The rule preamble is inconsistent on the meaning of the phrase “attain and maintain.” One part explains that any failure to meet an applicable standard would mean that the waterbody should be listed as impaired. Another part explains that EPA's intention is to ensure that States list waters that may occasionally meet an applicable standard, but fail to consistently do so. It is unclear whether EPA believes that a single violation of a standard must be used as a basis for listing, even in cases where subsequent data shows the waterbody to be in compliance, or in cases where the violation occurred in a rare and unusual circumstance.

Definition of Reasonable Assurance
The new rules require that implementation plans provide a demonstration, or “reasonable assurance,” that measures to reduce pollution will be implemented through regulatory or voluntary actions. The rule defines reasonable assurance for point sources for which an NPDES permit is required as the steps States will take to ensure permits will be modified, issues, or revised as expeditiously as practicable to incorporate effluent limits consistent with the wasteload allocations.
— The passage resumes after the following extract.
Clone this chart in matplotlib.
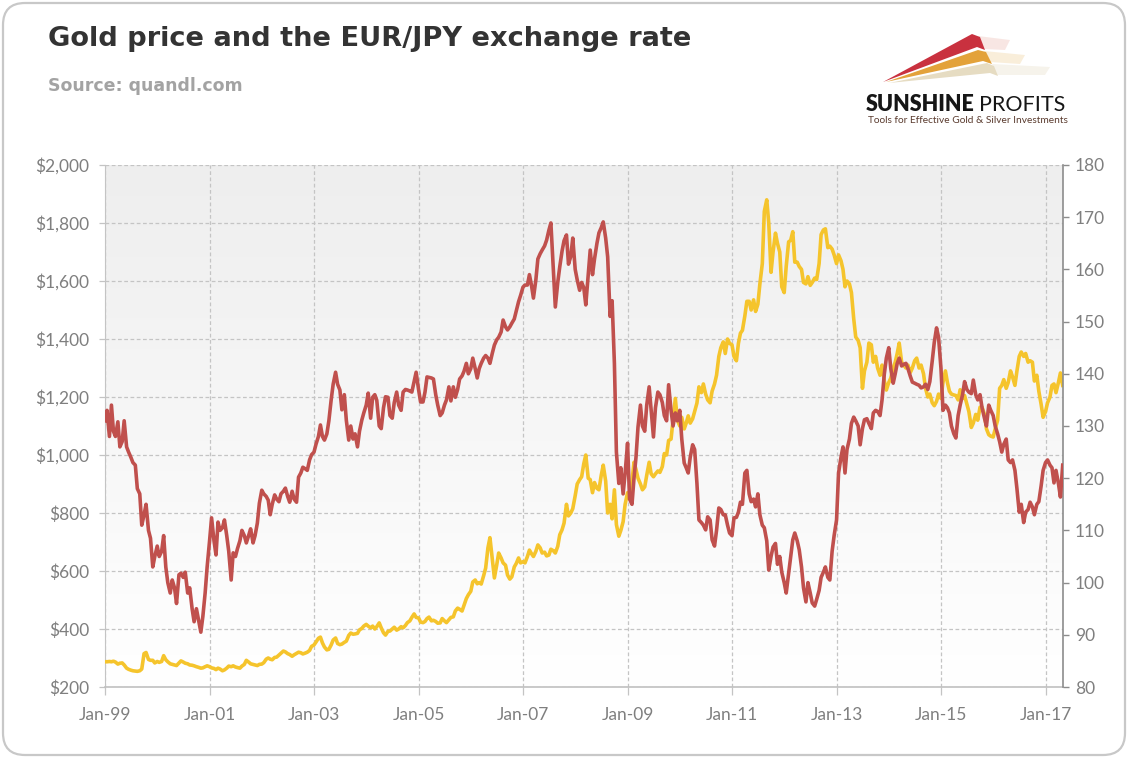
import numpy as np
import pandas as pd
import matplotlib
matplotlib.use("Agg")
import matplotlib.pyplot as plt
from matplotlib.patches import FancyBboxPatch, Polygon
from matplotlib.transforms import IdentityTransform
from matplotlib.colors import LinearSegmentedColormap

# ---------------- data (semi-monthly: 1st and 15th of each month) ----------------
r1999 = [131, 133, 128, 134, 129, 128, 130.8, 126, 127, 131, 126, 125, 124, 123, 122.5, 118, 117, 111, 113, 115, 110, 108.5, 103, 105]
r2000 = [107, 105, 106, 109, 103, 100, 98, 100.5, 99, 96, 101.5, 101.8, 101, 102, 98, 99, 95, 92.5, 95, 93, 90.5, 93.5, 98, 103]
r2001 = [108, 112.4, 108, 105.3, 111.6, 110, 110.5, 112, 109, 106, 100.5, 105.7, 105, 106.5, 108, 110, 109, 107.6, 109, 110.3, 107.6, 109, 111.4, 115.2]
r2002 = [117.7, 117, 116.5, 115.8, 113, 115, 116.8, 116, 115.5, 117, 117.5, 118.1, 116.5, 115.4, 117.5, 116, 115.4, 120.2, 121, 122.1, 121.8, 121.5, 123.5, 124.5]
r2003 = [125, 126.5, 128, 130.2, 128, 127.3, 128.5, 131, 135, 138, 140.3, 138, 136.9, 133.1, 136, 131.1, 127.3, 130, 127.5, 128.5, 126, 129, 131.1, 132.5]
r2004 = [134, 136.3, 131.5, 135.5, 136, 134.9, 130, 129.5, 133.5, 135.6, 135.5, 132, 131.5, 134.5, 136.5, 134, 133, 136.5, 137, 136.9, 136.7, 136.5, 138.5, 140.3]
r2005 = [137, 134.6, 134.6, 136.5, 139.4, 139.3, 139.2, 139, 136, 134, 132, 132.5, 134, 135, 137.5, 134.8, 137.5, 135.5, 137, 139, 139.6, 140.5, 142, 140]
r2006 = [141, 143, 141, 139.2, 141, 142, 143, 143.5, 143, 142, 144, 145.5, 146.5, 147, 148, 150.3, 149, 148.4, 149, 149.7, 150.5, 152, 153.8, 155]
r2007 = [156.6, 157, 157, 159, 157, 154.5, 158, 162, 163, 163.7, 164.5, 165.6, 167.5, 168.9, 160, 152.8, 157.5, 160.5, 163.5, 165.5, 166.6, 161, 162.5, 166]
r2008 = [160, 158, 156, 157.5, 156.5, 153.2, 159, 163.7, 159, 162, 165, 167, 168, 169.1, 166, 162.4, 151, 154, 142, 125, 119, 122, 117, 121]
r2009 = [126.7, 116, 115, 120, 124, 129.8, 134, 130, 129, 134, 137.5, 133, 127.9, 133.5, 136.5, 136, 134.5, 132, 131, 137.9, 133, 130, 132.5, 131]
r2010 = [133, 127.5, 122.9, 122, 121, 124, 126.4, 125.5, 119, 112, 111.5, 111, 110.1, 112.6, 112, 108.2, 107, 110, 114.3, 114, 113, 113, 111, 109.5]
r2011 = [109, 112.4, 112.5, 113.5, 115.4, 115, 121, 121.5, 117, 115.5, 116, 114.5, 117, 113, 111, 110.5, 108, 102.4, 105, 106.8, 107.5, 103.5, 105, 102]
r2012 = [100, 98, 101.8, 105, 108.2, 109.5, 108, 106.3, 103, 99, 96.3, 100, 98, 96.1, 95.5, 96.8, 98.5, 101, 102, 103, 101, 100.5, 106, 109]
r2013 = [112, 121, 124, 126, 121, 125.5, 127.5, 130.5, 131.7, 131, 130, 126.4, 129.5, 131.2, 131.4, 130.5, 129.5, 132.5, 133, 132.8, 132, 135, 140, 143]
r2014 = [145, 141, 138.2, 140, 142, 143, 141.5, 141.8, 142, 141, 139.5, 138.4, 138.2, 138, 137.8, 137.3, 137.5, 138, 137, 138.5, 142.5, 146, 148.8, 147]
r2015 = [141, 133, 134, 133.5, 132.5, 130, 128.5, 127.7, 132, 134, 136, 138.5, 137, 136.5, 136.2, 138.8, 136, 135, 136, 133.5, 131.5, 130, 134, 133]
r2016 = [132, 130, 128.5, 127, 125, 126.5, 127.5, 123.5, 123, 123.5, 121.5, 118, 113.5, 115, 111.5, 113.5, 114, 115.4, 114.5, 113, 115, 115.5, 118.5, 121.5]
r2017 = [123, 123.5, 122.5, 122, 119.1, 121.5, 119, 116.4, 122.5]

g1999 = [287, 287, 288, 287, 289, 286, 279, 282, 283, 276, 265, 261, 258, 256, 255, 254, 256, 262, 315, 319, 295, 292, 292, 283]
g2000 = [288, 285, 288, 308, 294, 287, 280, 278, 276, 274, 283, 290, 286, 282, 280, 276, 275, 273, 270, 268, 265, 266, 270, 273]
g2001 = [270, 266, 264, 260, 265, 262, 256, 259, 265, 272, 270, 273, 269, 267, 265, 272, 278, 292, 286, 280, 278, 276, 274, 278]
g2002 = [279, 284, 296, 300, 296, 294, 302, 303, 310, 316, 324, 321, 315, 312, 306, 311, 316, 320, 318, 314, 317, 320, 326, 340]
g2003 = [345, 355, 368, 372, 352, 338, 328, 330, 345, 362, 369, 350, 346, 348, 354, 358, 378, 386, 382, 383, 385, 397, 402, 410]
g2004 = [416, 410, 404, 410, 400, 408, 421, 404, 387, 379, 392, 393, 400, 406, 396, 400, 408, 404, 412, 422, 428, 440, 452, 440]
g2005 = [438, 424, 422, 426, 436, 441, 428, 430, 426, 420, 421, 436, 428, 422, 432, 440, 442, 462, 472, 468, 462, 482, 505, 518]
g2006 = [530, 562, 569, 556, 560, 555, 584, 610, 680, 715, 640, 576, 620, 662, 645, 628, 620, 586, 572, 580, 614, 626, 645, 628]
g2007 = [632, 628, 650, 672, 660, 650, 668, 690, 680, 662, 665, 652, 655, 675, 670, 662, 685, 725, 742, 765, 830, 790, 800, 815]
g2008 = [860, 900, 915, 925, 970, 1000, 920, 915, 870, 905, 885, 880, 930, 965, 910, 800, 830, 780, 880, 760, 720, 740, 770, 830]
g2009 = [870, 850, 910, 975, 950, 920, 900, 880, 890, 930, 975, 935, 925, 935, 945, 940, 960, 1005, 1000, 1050, 1055, 1120, 1195, 1120]
g2010 = [1100, 1130, 1090, 1110, 1135, 1110, 1125, 1150, 1179, 1235, 1215, 1245, 1210, 1190, 1180, 1220, 1245, 1275, 1340, 1370, 1390, 1350, 1400, 1385]
g2011 = [1380, 1340, 1325, 1385, 1420, 1430, 1480, 1530, 1530, 1500, 1535, 1495, 1520, 1590, 1660, 1840, 1880, 1800, 1630, 1700, 1765, 1730, 1700, 1580]
g2012 = [1560, 1650, 1735, 1740, 1770, 1665, 1665, 1650, 1640, 1595, 1590, 1615, 1585, 1595, 1610, 1605, 1660, 1760, 1776, 1780, 1715, 1720, 1710, 1690]
g2013 = [1660, 1690, 1670, 1640, 1580, 1600, 1590, 1560, 1470, 1407, 1395, 1370, 1230, 1290, 1320, 1386, 1380, 1320, 1340, 1300, 1275, 1310, 1255, 1224]
g2014 = [1250, 1265, 1300, 1320, 1350, 1386, 1320, 1310, 1300, 1310, 1285, 1300, 1325, 1334, 1300, 1310, 1280, 1230, 1200, 1210, 1180, 1170, 1185, 1210]
g2015 = [1195, 1250, 1290, 1250, 1220, 1210, 1207, 1205, 1190, 1225, 1195, 1205, 1175, 1150, 1095, 1110, 1140, 1120, 1165, 1165, 1140, 1090, 1070, 1065]
g2016 = [1062, 1090, 1120, 1230, 1240, 1260, 1230, 1250, 1290, 1270, 1240, 1290, 1340, 1355, 1340, 1350, 1320, 1325, 1320, 1255, 1275, 1220, 1175, 1130]
g2017 = [1150, 1180, 1200, 1240, 1245, 1215, 1250, 1283, 1240]

eurjpy = (r1999 + r2000 + r2001 + r2002 + r2003 + r2004 + r2005 + r2006 + r2007 + r2008 +
          r2009 + r2010 + r2011 + r2012 + r2013 + r2014 + r2015 + r2016 + r2017)
gold = (g1999 + g2000 + g2001 + g2002 + g2003 + g2004 + g2005 + g2006 + g2007 + g2008 +
        g2009 + g2010 + g2011 + g2012 + g2013 + g2014 + g2015 + g2016 + g2017)

dates_r = pd.date_range("1999-01-01", periods=len(eurjpy), freq="SMS")
dates_g = pd.date_range("1999-01-01", periods=len(gold), freq="SMS")

x_tick_years = list(range(1999, 2018, 2))
x_tick_labels = ["Jan-%02d" % (y % 100) for y in x_tick_years]
gold_ticks = list(range(200, 2001, 200))
gold_labels = ["${:,}".format(v) for v in gold_ticks]
fx_ticks = list(range(80, 181, 10))

title = "Gold price and the EUR/JPY exchange rate"
source = "Source: quandl.com"

# ---------------- figure ----------------
W, H = 1128, 758
fig = plt.figure(figsize=(W / 100, H / 100), dpi=100)
fig.patch.set_facecolor("white")
FONT = "Lato"
TFONT = "DejaVu Sans"

def px(x, y):
    return (x / W, 1 - y / H)

# outer rounded frame
frame = FancyBboxPatch((3, 3), W - 6, H - 6, boxstyle="round,pad=0,rounding_size=22",
                       transform=IdentityTransform(), fc="none", ec="#c8c8c8", lw=1.6)
fig.patches.append(frame)

L, R, T, B = 105, 1063, 165, 687
rect = [L / W, 1 - B / H, (R - L) / W, (B - T) / H]

# gradient background
bg = fig.add_axes(rect, zorder=0)
grad = np.linspace(0, 1, 256).reshape(-1, 1)
cmap = LinearSegmentedColormap.from_list("g", ["#eeeeee", "#ffffff"])
bg.imshow(grad, aspect="auto", cmap=cmap, extent=[0, 1, 0, 1], origin="upper")
bg.axis("off")

ax = fig.add_axes(rect, zorder=1)
ax.patch.set_visible(False)
ax.plot(dates_g, gold, color="#F5C42C", lw=2.6, solid_joinstyle="round", zorder=3)
ax.set_ylim(200, 2000)
ax.set_xlim(pd.Timestamp("1999-01-01"), pd.Timestamp("2017-05-03"))
ax.set_yticks(gold_ticks)
ax.set_yticklabels(gold_labels)
ax.set_xticks([pd.Timestamp("%d-01-01" % y) for y in x_tick_years])
ax.set_xticklabels(x_tick_labels)
ax.set_axisbelow(True)
ax.grid(True, color="#c4c4c4", lw=0.9, ls=(0, (3, 2)))
for s in ["top", "right"]:
    ax.spines[s].set_visible(False)
ax.spines["left"].set_color("#c4c4c4")
ax.spines["bottom"].set_color("#c0c0c0")
ax.spines["bottom"].set_linewidth(1.2)
ax.tick_params(axis="y", direction="out", length=4.5, color="#c4c4c4", width=0.9,
               labelcolor="#7f7f7f", labelsize=12.5, pad=7)
ax.tick_params(axis="x", direction="out", length=5.5, color="#c4c4c4", width=0.9,
               labelcolor="#7f7f7f", labelsize=12.5, pad=9)

ax2 = ax.twinx()
ax2.plot(dates_r, eurjpy, color="#C0504D", lw=2.6, solid_joinstyle="round", zorder=3)
ax2.set_ylim(80, 180)
ax2.set_yticks(fx_ticks)
ax2.set_xlim(pd.Timestamp("1999-01-01"), pd.Timestamp("2017-05-03"))
for s in ["top", "left", "bottom"]:
    ax2.spines[s].set_visible(False)
ax2.spines["right"].set_color("#8c8c8c")
ax2.spines["right"].set_linewidth(1.2)
ax2.tick_params(axis="y", direction="out", length=4.5, color="#8c8c8c", width=1.0,
                labelcolor="#7f7f7f", labelsize=12.5, pad=4)

for a in (ax, ax2):
    for lab in a.get_xticklabels() + a.get_yticklabels():
        lab.set_family(FONT)

# titles
fig.text(*px(48, 46), title, fontsize=19.6, fontweight="bold", color="#333333",
         family=TFONT, va="baseline", ha="left")
fig.text(*px(48, 91), source, fontsize=12.5, fontweight="bold", color="#a3a3a3",
         family=TFONT, va="baseline", ha="left")

# logo swooshes
def poly(pts, color, alpha=1.0):
    p = Polygon([(x, H - y) for x, y in pts], closed=True, transform=IdentityTransform(),
                fc=color, ec="none", alpha=alpha)
    fig.patches.append(p)

poly([(978, 36), (1010, 40), (1005, 50), (984, 49)], "#f6dcd8", 0.7)
poly([(984, 51), (1025, 55), (1020, 64), (990, 62)], "#f7e7cb", 0.7)
poly([(992, 64), (1050, 67), (1045, 75), (997, 75)], "#f4f0e6", 0.8)
poly([(883, 82), (972, 34), (980, 37), (985, 50), (977, 47)], "#c9313f")
poly([(886, 82), (978, 50), (986, 52), (992, 64), (983, 61)], "#e3a23a")
poly([(889, 83), (987, 63), (994, 66), (998, 76), (990, 73)], "#e6dcc2")

fig.text(*px(866, 111), "SUNSHINE", fontsize=15.5, fontweight="heavy", color="#161616",
         family=FONT, va="baseline", ha="left")
fig.text(*px(979, 111), "PROFITS", fontsize=15.5, fontweight="normal", color="#161616",
         family=FONT, va="baseline", ha="left")
fig.text(*px(868, 123), "Tools for Effective Gold & Silver Investments", fontsize=7.3,
         color="#5a3b2e", family=FONT, va="baseline", ha="left")

fig.savefig("out.png", dpi=100)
For nonpoint sources, reasonable assurance, or actions taken to ensure implementation of the load allocations, must meet a four-part test. The control actions or management measures must be: 1) specific to the pollutant and waterbody for which the TMDL is being established, 2) implemented as expeditiously as practicable, 3) accomplished through reliable delivery mechanisms, and 4) supported by adequate funding. For nonpoint sources, each TMDL must meet each one of these tests prior to EPA approval.